OBITUARY:John Hargreaves

The burgeoning of the Australian film industry has brought many estimable qualities, but not stardom - if that is a virtue. Australians don't seem to like the ostentation which goes with stardom, perhaps because they are too busy playing their parents or grandparents (for long stretches it seemed impossible to find any Australian film set in the present).

John Hargreaves was among the many fine actors, not stars, we were privileged to know in Australian film, able to turn his hand to anything, though often playing loutish blokes, cheery, naive, complacent, prone to booze and lechery.

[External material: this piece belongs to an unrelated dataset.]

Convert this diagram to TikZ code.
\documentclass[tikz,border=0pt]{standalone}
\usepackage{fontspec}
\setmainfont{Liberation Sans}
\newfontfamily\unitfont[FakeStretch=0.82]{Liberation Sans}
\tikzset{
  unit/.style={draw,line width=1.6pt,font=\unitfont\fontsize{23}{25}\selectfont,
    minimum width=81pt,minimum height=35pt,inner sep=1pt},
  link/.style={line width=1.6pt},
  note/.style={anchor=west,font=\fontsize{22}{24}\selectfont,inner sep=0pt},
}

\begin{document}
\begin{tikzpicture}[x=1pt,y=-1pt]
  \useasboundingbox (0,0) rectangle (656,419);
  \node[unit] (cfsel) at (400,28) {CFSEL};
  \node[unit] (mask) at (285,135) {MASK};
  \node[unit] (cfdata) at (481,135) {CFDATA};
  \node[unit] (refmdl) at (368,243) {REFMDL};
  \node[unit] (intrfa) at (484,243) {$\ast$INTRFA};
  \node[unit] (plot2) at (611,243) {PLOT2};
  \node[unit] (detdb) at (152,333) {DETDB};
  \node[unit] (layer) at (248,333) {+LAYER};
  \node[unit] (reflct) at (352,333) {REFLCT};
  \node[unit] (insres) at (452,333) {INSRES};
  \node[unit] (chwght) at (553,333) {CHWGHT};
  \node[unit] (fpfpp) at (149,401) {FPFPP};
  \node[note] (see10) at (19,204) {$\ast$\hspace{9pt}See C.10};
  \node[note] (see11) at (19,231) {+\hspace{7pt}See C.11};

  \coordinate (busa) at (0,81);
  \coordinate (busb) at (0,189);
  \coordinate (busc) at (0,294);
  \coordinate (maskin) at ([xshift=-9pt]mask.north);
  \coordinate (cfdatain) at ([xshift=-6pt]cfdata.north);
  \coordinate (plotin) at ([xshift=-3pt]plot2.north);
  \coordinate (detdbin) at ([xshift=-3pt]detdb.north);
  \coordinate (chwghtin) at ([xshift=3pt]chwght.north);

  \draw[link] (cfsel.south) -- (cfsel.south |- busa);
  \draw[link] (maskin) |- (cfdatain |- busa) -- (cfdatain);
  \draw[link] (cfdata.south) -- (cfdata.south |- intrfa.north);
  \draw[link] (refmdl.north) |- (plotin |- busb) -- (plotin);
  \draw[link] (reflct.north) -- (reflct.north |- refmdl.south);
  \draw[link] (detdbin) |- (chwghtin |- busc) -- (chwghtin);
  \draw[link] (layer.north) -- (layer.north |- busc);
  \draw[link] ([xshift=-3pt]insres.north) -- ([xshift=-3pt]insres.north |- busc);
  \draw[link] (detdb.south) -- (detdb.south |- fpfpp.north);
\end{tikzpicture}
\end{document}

He graduated from the National Institute of Dramatic Art in 1970 and made his screen debut in Tom Jeffrey's The Removalists (1974). His first big screen role was in Don's Party (1976). The party concerned was held to anticipate the result of the General Election of 1969. Most of the guests get drunk and all sorts of neuroses are exposed, particularly those of a leftish mentality: but the viciousness and physical violence are accompanied by dialogue which is both funny and observant. Among several awards from the Australian Film Institute were those for Best Screenplay and Best Direction - to Bruce Beresford. This was ensemble playing, but Hargreaves as the host led the cast.

Colin Eggleston's Long Weekend (1978) cast Hargreaves and Briony Behets as a couple whose troubled marriage isn't improved when they go off to a deserted beach in an attempt to repair it. He then went to New Zealand to re-enact a 1970 murder case in John Laing's Beyond Reasonable Doubt (1980) and gave a likeable performance as the wronged man, if taking the situation more calmly than most people would.

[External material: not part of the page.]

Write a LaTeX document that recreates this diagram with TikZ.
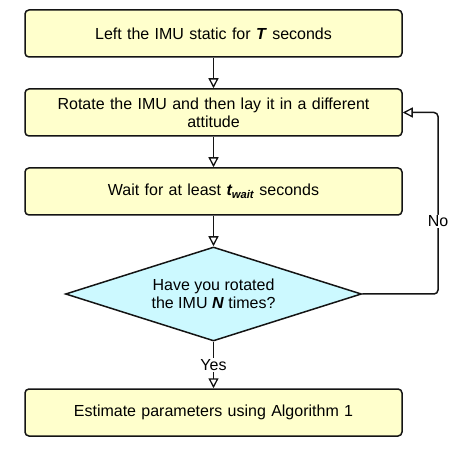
\documentclass[tikz,border=0pt]{standalone}
\usepackage{fontspec}
\setmainfont{Liberation Sans}
\usepackage{xcolor}
\usepackage{tikz}
\usetikzlibrary{shapes.geometric, arrows.meta, positioning}
\definecolor{IMUYellow}{RGB}{255, 255, 204}
\definecolor{IMUCyan}{RGB}{204, 249, 255}
\definecolor{IMULine}{RGB}{20, 20, 20}

\begin{document}
\begin{tikzpicture}[x=1pt, y=-1pt,
  stepbox/.style={draw=IMULine, fill=IMUYellow, line width=1.5pt, rounded corners=4pt,
    minimum width=377pt, minimum height=47pt, align=center, text width=350pt,
    font=\fontsize{16}{18}\selectfont},
  decision/.style={diamond, draw=IMULine, fill=IMUCyan, line width=1.5pt, aspect=3.15,
    inner sep=0pt, minimum width=296pt, minimum height=94pt, align=center,
    font=\fontsize{16}{18}\selectfont},
  arr/.style={draw=IMULine, line width=1.5pt,
    -{Triangle[open, width=10pt, length=10pt, line width=1.3pt]}},
  lbl/.style={fill=white, inner sep=1pt, font=\fontsize{16}{18}\selectfont}]
  \useasboundingbox (0,0) rectangle (474,462);
  % boxes
  \node[stepbox] (static) at (213.5,33.5) {Left the IMU static for \textbf{\textit{T}} seconds};
  \node[stepbox] (rotate) at (213.5,112.5) {Rotate the IMU and then lay it in a different\\attitude};
  \node[stepbox] (wait) at (213.5,191.5) {Wait for at least {\bfseries\itshape t\textsubscript{wait}} seconds};
  \node[decision] (check) at (213.5,294) {Have you rotated\\the IMU \textbf{\textit{N}} times?};
  \node[stepbox] (estimate) at (213.5,412.5) {Estimate parameters using Algorithm 1};
  \coordinate (loop) at (438,112.5);
  % connectors
  \draw[arr] (static) -- (rotate);
  \draw[arr] (rotate) -- (wait);
  \draw[arr] (wait) -- (check);
  \draw[arr] (check.south) -- node[lbl] {Yes} (estimate);
  \draw[arr, rounded corners=4pt] (check.east) -| node[lbl, pos=0.7] {No} (loop) -- (rotate.east);
\end{tikzpicture}
\end{document}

He played a complex Melbourne disc jockey of Russian extraction in My First Wife (1984), unhinged after his wife (Wendy Hughes) tells him she is having an affair. It brought Hargreaves the Best Actor award from the Australian Film Institute, which he had received for a supporting role the previous year, in Carl Shultz's Careful He Might Hear You. The protagonist is a small boy (Nicholas Gledhill) growing up with relatives. Hargreaves played the boy's widowed father, returning from the north and unsure whether he wants any commitment to the child. The scenes between them were delicately, beautifully played. Hargreaves returned to ocker mood in Nadia Tass's unusual heist comedy Malcolm (1986), which won another fistful of awards from the AFI, including a supporting one for Hargreaves.

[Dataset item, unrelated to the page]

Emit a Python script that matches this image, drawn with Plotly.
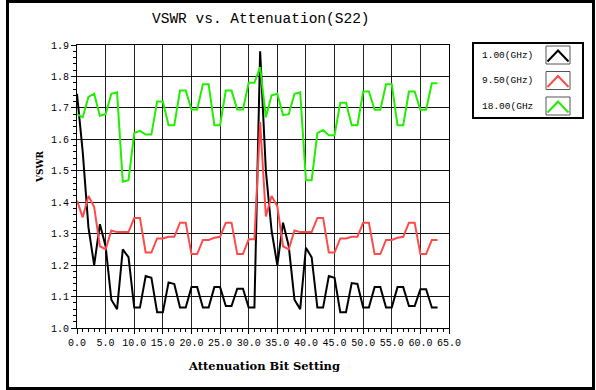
import plotly.graph_objects as go

# ---------------- data ----------------
bit_setting = list(range(64))

vswr_1ghz = [1.745, 1.56, 1.32, 1.20, 1.33, 1.26, 1.09, 1.06, 1.25, 1.225,
             1.065, 1.065, 1.165, 1.16, 1.05, 1.05, 1.145, 1.14, 1.065, 1.065,
             1.13, 1.13, 1.065, 1.065, 1.13, 1.13, 1.07, 1.07, 1.125, 1.125,
             1.065, 1.065, 1.88, 1.50, 1.31, 1.20, 1.335, 1.26, 1.09, 1.06,
             1.255, 1.225, 1.065, 1.065, 1.165, 1.16, 1.05, 1.05, 1.143, 1.14,
             1.065, 1.065, 1.13, 1.13, 1.065, 1.065, 1.13, 1.13, 1.07, 1.07,
             1.123, 1.123, 1.065, 1.065]

vswr_9_5ghz = [1.405, 1.352, 1.42, 1.385, 1.26, 1.25, 1.31, 1.305, 1.305, 1.305,
               1.35, 1.35, 1.24, 1.24, 1.285, 1.285, 1.29, 1.29, 1.335, 1.335,
               1.235, 1.235, 1.28, 1.28, 1.287, 1.29, 1.335, 1.335, 1.235, 1.235,
               1.282, 1.282, 1.655, 1.355, 1.42, 1.387, 1.26, 1.25, 1.31, 1.305,
               1.305, 1.305, 1.35, 1.35, 1.24, 1.24, 1.285, 1.285, 1.29, 1.29,
               1.335, 1.335, 1.235, 1.235, 1.28, 1.28, 1.287, 1.29, 1.335, 1.335,
               1.235, 1.235, 1.28, 1.28]

vswr_18ghz = [1.68, 1.67, 1.735, 1.745, 1.675, 1.68, 1.745, 1.75, 1.465, 1.47,
              1.62, 1.627, 1.615, 1.615, 1.72, 1.72, 1.645, 1.645, 1.755, 1.755,
              1.695, 1.695, 1.775, 1.775, 1.645, 1.645, 1.755, 1.755, 1.695, 1.695,
              1.78, 1.78, 1.83, 1.67, 1.74, 1.745, 1.677, 1.68, 1.745, 1.75,
              1.47, 1.47, 1.62, 1.63, 1.613, 1.613, 1.716, 1.716, 1.645, 1.645,
              1.752, 1.752, 1.694, 1.694, 1.775, 1.775, 1.645, 1.645, 1.752, 1.752,
              1.694, 1.694, 1.778, 1.778]

series_names = ["1.00(GHz)", "9.50(GHz)", "18.00(GHz"]
series_values = [vswr_1ghz, vswr_9_5ghz, vswr_18ghz]
series_colors = ["#000000", "#ff4a4a", "#22ee00"]

x_ticks = [0, 5, 10, 15, 20, 25, 30, 35, 40, 45, 50, 55, 60, 65]
y_ticks = [1.0, 1.1, 1.2, 1.3, 1.4, 1.5, 1.6, 1.7, 1.8, 1.9]

# ---------------- layout geometry ----------------
W, H = 596, 390
L, R, T, B = 77, 147, 45, 62
PW, PH = W - L - R, H - T - B


def px(x):
    return (x - L) / PW


def py(y):
    return (H - B - y) / PH


fig = go.Figure()
for name, vals, col in zip(series_names, series_values, series_colors):
    fig.add_trace(go.Scatter(x=bit_setting, y=vals, mode="lines", name=name,
                             line=dict(color=col, width=2), showlegend=False))

tickfont = dict(family="Liberation Mono", size=10, color="black")
fig.update_xaxes(range=[0, 65], tickvals=x_ticks, ticktext=[f"{v:.1f}" for v in x_ticks],
                 showgrid=True, gridcolor="#222222", gridwidth=1,
                 showline=True, mirror=True, linecolor="black", linewidth=1,
                 ticks="outside", ticklen=5, tickcolor="black", tickfont=tickfont,
                 minor=dict(dtick=1, ticks="outside", ticklen=3, tickcolor="black", showgrid=False),
                 zeroline=False)
fig.update_yaxes(range=[1.0, 1.9], tickvals=y_ticks, ticktext=[f"{v:.1f}" for v in y_ticks],
                 showgrid=True, gridcolor="#111111", gridwidth=1,
                 showline=True, mirror=True, linecolor="black", linewidth=1,
                 ticks="outside", ticklen=5, tickcolor="black", tickfont=tickfont,
                 minor=dict(dtick=0.02, ticks="outside", ticklen=3, tickcolor="black", showgrid=False),
                 zeroline=False)

shapes = []
annotations = []

# outer frame
shapes.append(dict(type="rect", xref="paper", yref="paper",
                   x0=px(7.5), x1=px(593.5), y0=py(388.5), y1=py(1.5),
                   line=dict(color="black", width=3)))

# title and axis titles
annotations.append(dict(text="VSWR vs. Attenuation(S22)", xref="paper", yref="paper",
                        x=px(261), y=py(19), showarrow=False, xanchor="center", yanchor="middle",
                        font=dict(family="Liberation Mono", size=14.5, color="black")))
annotations.append(dict(text="<b>Attenuation Bit Setting</b>", xref="paper", yref="paper",
                        x=px(264), y=py(366), showarrow=False, xanchor="center", yanchor="middle",
                        font=dict(family="DejaVu Serif", size=11.5, color="black")))
annotations.append(dict(text="<b>VSWR</b>", xref="paper", yref="paper", textangle=-90,
                        x=px(40), y=py(167), showarrow=False, xanchor="center", yanchor="middle",
                        font=dict(family="DejaVu Serif", size=9, color="black")))

# legend box
shapes.append(dict(type="rect", xref="paper", yref="paper",
                   x0=px(473), x1=px(583), y0=py(118), y1=py(43),
                   line=dict(color="black", width=2)))
row_centers = [55, 80.5, 106]
for name, col, yc in zip(series_names, series_colors, row_centers):
    annotations.append(dict(text=name, xref="paper", yref="paper",
                            x=px(535), y=py(yc), showarrow=False, xanchor="right", yanchor="middle",
                            font=dict(family="Liberation Mono", size=9.5, color="black")))
    shapes.append(dict(type="rect", xref="paper", yref="paper",
                       x0=px(546), x1=px(570), y0=py(yc + 9), y1=py(yc - 9),
                       line=dict(color="#555555", width=1)))
    shapes.append(dict(type="path", xref="paper", yref="paper",
                       path=f"M {px(547.5)},{py(yc + 6.5)} L {px(558)},{py(yc - 4.5)} L {px(568.5)},{py(yc + 6.5)}",
                       line=dict(color=col, width=2)))

fig.update_layout(width=W, height=H, margin=dict(l=L, r=R, t=T, b=B),
                  paper_bgcolor="white", plot_bgcolor="white",
                  shapes=shapes, annotations=annotations, showlegend=False)

fig.write_html("out.html")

He will also be remembered for his role as the journalist helping Donald Woods (played by Kevin Kline) escape in Richard Attenborough's Cry Freedom (1987) and in Michael Blakemore's Australianisation of Uncle Vanya, Country Life (1994), as the equivalent of Ivan, Vanya's brother-in-law: but this was a case, again, of beautiful ensemble playing.

Jack Hargreaves is the only actor to have received the Byron Kennedy Award, given to individuals for the "pursuit of excellence".

David Shipman

John Hargreaves, actor: born 1945; died Sydney 8 January 1996.